* **Objective**: Only the lines from the one containing "Reproduce this chart" through the one containing "colors = ['blue', 'green', 'red']" belong in the answer; copy them exactly and leave out pictures.

* **Extracted information**:

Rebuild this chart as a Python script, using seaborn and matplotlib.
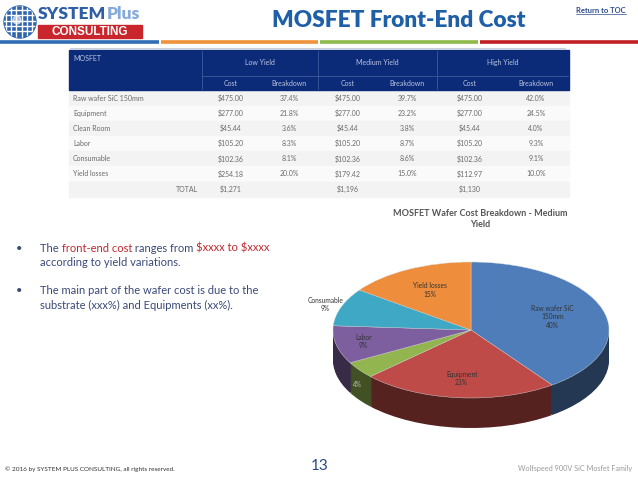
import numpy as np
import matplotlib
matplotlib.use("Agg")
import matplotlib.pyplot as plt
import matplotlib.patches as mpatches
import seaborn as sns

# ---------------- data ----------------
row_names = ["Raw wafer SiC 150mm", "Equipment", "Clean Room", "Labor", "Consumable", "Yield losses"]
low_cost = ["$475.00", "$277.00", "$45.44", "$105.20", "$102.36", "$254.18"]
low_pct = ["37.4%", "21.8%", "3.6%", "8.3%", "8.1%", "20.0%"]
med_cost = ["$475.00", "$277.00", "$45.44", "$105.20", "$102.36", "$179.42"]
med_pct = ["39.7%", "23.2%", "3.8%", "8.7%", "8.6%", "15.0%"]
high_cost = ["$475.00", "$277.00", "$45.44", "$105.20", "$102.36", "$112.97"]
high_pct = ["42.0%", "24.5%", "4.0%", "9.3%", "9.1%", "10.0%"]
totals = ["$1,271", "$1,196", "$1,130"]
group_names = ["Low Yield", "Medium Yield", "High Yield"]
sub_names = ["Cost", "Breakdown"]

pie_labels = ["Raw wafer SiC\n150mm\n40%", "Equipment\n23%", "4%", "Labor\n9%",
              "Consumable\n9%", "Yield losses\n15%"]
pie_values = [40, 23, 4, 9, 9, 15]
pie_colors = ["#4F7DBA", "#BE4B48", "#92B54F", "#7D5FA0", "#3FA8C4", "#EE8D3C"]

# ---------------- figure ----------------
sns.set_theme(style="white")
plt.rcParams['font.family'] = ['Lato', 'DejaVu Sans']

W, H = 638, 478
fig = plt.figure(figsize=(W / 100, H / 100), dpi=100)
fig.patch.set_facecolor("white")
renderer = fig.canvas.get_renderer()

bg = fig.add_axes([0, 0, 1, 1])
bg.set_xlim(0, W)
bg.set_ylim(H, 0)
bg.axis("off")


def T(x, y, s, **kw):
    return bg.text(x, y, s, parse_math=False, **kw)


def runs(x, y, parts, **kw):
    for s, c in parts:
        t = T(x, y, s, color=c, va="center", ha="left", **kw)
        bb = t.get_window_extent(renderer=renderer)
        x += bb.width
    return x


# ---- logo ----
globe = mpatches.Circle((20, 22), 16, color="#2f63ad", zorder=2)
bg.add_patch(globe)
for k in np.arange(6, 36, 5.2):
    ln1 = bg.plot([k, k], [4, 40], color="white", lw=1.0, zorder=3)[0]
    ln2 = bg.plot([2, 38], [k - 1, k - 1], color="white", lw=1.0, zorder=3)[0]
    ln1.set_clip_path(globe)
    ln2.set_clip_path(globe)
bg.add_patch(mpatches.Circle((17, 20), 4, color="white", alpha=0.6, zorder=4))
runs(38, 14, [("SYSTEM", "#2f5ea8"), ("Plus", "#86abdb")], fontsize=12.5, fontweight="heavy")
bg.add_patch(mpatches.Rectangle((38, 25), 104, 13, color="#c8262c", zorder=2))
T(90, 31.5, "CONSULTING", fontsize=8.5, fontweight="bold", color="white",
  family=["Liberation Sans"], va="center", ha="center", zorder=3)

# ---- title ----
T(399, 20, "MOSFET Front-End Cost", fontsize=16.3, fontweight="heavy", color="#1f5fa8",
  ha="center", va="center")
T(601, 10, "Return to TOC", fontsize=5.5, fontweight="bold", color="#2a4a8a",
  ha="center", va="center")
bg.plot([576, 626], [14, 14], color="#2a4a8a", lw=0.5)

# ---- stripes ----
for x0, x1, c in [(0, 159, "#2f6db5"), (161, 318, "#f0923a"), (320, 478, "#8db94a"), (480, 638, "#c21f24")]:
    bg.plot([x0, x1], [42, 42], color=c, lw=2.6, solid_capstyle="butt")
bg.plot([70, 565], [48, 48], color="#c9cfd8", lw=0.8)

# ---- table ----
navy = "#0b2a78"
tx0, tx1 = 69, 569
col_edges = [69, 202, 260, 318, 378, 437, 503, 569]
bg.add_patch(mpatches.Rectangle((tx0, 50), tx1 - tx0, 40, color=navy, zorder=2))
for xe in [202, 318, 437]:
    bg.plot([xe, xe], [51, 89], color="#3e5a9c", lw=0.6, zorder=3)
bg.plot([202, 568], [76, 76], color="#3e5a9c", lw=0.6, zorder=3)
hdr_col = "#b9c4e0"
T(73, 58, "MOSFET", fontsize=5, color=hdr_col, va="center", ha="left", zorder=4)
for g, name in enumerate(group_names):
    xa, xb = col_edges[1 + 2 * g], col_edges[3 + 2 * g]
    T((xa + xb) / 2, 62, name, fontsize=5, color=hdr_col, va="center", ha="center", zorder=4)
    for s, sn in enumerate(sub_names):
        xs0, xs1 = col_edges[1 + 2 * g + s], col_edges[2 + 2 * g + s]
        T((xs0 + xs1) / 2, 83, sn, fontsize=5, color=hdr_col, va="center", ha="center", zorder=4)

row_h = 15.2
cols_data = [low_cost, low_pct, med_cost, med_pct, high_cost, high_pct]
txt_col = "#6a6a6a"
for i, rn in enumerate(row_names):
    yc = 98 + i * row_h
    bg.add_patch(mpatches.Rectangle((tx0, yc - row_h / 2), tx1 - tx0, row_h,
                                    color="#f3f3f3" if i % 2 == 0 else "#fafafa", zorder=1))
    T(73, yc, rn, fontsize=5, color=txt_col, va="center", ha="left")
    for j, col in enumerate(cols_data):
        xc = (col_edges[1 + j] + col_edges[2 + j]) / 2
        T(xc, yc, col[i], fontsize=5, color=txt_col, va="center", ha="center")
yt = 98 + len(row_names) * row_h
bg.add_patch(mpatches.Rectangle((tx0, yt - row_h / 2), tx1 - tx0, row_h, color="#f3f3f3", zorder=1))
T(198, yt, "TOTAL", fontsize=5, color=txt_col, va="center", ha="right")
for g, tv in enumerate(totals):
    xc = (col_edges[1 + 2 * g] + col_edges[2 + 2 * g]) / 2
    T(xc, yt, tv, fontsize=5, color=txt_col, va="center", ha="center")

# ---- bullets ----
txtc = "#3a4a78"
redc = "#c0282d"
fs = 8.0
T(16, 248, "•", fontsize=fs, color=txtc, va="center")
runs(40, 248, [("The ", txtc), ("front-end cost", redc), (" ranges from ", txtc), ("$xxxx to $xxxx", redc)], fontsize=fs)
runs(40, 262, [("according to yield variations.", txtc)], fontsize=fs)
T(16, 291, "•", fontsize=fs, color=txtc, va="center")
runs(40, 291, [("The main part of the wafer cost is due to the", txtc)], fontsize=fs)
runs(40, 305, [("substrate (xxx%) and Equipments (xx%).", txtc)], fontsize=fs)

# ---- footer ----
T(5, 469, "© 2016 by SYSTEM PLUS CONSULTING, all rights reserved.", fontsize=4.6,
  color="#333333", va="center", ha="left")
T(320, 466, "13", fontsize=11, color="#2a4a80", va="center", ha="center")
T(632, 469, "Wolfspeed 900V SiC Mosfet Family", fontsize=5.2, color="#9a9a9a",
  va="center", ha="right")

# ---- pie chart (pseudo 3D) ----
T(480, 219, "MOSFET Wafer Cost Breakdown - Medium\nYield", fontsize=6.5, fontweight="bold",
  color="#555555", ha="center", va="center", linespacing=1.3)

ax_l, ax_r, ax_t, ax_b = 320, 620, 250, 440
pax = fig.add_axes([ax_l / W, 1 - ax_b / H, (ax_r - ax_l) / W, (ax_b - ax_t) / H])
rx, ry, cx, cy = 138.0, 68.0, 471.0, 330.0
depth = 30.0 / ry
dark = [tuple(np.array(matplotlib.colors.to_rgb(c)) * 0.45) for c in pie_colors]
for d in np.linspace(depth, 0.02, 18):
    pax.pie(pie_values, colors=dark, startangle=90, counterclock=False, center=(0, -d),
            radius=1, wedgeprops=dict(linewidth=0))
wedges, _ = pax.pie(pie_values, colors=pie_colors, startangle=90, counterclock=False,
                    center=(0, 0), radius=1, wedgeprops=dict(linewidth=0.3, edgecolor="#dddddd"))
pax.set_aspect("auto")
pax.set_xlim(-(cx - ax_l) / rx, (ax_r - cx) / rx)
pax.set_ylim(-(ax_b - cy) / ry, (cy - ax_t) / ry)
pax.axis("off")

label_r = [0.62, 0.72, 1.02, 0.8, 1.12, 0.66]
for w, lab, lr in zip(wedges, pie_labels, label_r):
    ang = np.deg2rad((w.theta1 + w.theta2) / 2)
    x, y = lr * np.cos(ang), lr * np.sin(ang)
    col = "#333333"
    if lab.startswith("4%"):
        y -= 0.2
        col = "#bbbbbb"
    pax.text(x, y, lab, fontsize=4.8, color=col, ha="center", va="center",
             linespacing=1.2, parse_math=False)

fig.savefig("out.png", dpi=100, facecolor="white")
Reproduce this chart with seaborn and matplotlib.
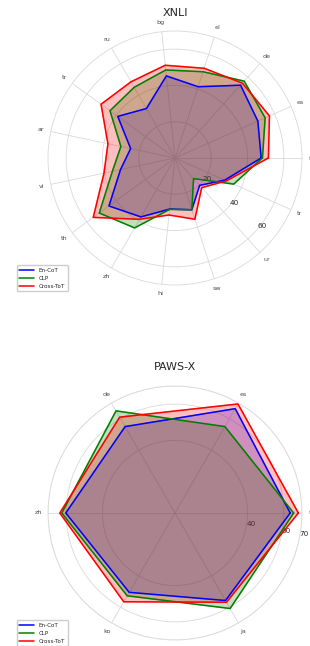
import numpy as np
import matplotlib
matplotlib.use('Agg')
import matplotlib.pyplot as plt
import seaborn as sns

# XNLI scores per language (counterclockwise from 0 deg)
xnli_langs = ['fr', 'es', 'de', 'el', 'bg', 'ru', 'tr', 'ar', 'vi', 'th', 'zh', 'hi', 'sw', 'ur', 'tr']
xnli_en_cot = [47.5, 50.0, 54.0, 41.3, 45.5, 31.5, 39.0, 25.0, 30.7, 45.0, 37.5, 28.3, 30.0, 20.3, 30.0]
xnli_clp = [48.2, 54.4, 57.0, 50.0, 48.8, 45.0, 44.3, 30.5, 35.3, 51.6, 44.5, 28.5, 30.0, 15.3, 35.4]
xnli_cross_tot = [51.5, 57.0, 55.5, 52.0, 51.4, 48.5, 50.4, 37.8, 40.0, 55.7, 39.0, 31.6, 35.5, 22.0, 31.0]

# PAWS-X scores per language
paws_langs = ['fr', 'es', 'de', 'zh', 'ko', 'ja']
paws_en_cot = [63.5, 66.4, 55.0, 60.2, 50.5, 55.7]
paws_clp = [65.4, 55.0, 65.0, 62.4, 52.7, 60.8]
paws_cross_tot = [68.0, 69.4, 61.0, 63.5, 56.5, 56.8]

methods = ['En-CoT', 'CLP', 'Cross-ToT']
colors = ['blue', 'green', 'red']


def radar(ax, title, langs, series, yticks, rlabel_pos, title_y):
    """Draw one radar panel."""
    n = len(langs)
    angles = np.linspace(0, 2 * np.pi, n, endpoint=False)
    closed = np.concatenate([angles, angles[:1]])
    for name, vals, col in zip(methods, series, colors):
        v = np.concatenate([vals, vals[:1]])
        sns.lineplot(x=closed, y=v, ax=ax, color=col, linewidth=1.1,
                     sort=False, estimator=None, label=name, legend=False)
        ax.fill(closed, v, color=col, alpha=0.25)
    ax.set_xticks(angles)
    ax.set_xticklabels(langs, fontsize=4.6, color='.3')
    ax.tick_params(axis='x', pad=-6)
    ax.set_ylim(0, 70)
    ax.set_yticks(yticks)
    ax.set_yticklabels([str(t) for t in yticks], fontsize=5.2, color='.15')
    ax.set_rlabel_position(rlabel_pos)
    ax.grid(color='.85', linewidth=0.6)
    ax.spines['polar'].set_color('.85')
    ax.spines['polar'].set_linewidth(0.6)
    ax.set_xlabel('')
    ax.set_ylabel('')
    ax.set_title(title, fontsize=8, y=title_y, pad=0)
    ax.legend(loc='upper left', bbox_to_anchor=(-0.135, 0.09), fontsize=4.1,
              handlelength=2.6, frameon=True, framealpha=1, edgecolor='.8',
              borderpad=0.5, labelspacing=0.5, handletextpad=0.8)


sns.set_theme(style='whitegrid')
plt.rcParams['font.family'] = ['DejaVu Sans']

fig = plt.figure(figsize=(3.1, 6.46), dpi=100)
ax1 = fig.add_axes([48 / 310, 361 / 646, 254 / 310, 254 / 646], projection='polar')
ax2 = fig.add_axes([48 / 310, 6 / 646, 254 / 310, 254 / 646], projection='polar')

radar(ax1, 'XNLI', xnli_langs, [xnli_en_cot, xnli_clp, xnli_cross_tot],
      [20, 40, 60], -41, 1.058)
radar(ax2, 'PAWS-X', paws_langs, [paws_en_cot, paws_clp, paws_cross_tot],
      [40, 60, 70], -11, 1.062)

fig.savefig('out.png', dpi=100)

* **Result of the exercise**:
Reproduce this chart with seaborn and matplotlib.
import numpy as np
import matplotlib
matplotlib.use('Agg')
import matplotlib.pyplot as plt
import seaborn as sns

# XNLI scores per language (counterclockwise from 0 deg)
xnli_langs = ['fr', 'es', 'de', 'el', 'bg', 'ru', 'tr', 'ar', 'vi', 'th', 'zh', 'hi', 'sw', 'ur', 'tr']
xnli_en_cot = [47.5, 50.0, 54.0, 41.3, 45.5, 31.5, 39.0, 25.0, 30.7, 45.0, 37.5, 28.3, 30.0, 20.3, 30.0]
xnli_clp = [48.2, 54.4, 57.0, 50.0, 48.8, 45.0, 44.3, 30.5, 35.3, 51.6, 44.5, 28.5, 30.0, 15.3, 35.4]
xnli_cross_tot = [51.5, 57.0, 55.5, 52.0, 51.4, 48.5, 50.4, 37.8, 40.0, 55.7, 39.0, 31.6, 35.5, 22.0, 31.0]

# PAWS-X scores per language
paws_langs = ['fr', 'es', 'de', 'zh', 'ko', 'ja']
paws_en_cot = [63.5, 66.4, 55.0, 60.2, 50.5, 55.7]
paws_clp = [65.4, 55.0, 65.0, 62.4, 52.7, 60.8]
paws_cross_tot = [68.0, 69.4, 61.0, 63.5, 56.5, 56.8]

methods = ['En-CoT', 'CLP', 'Cross-ToT']
colors = ['blue', 'green', 'red']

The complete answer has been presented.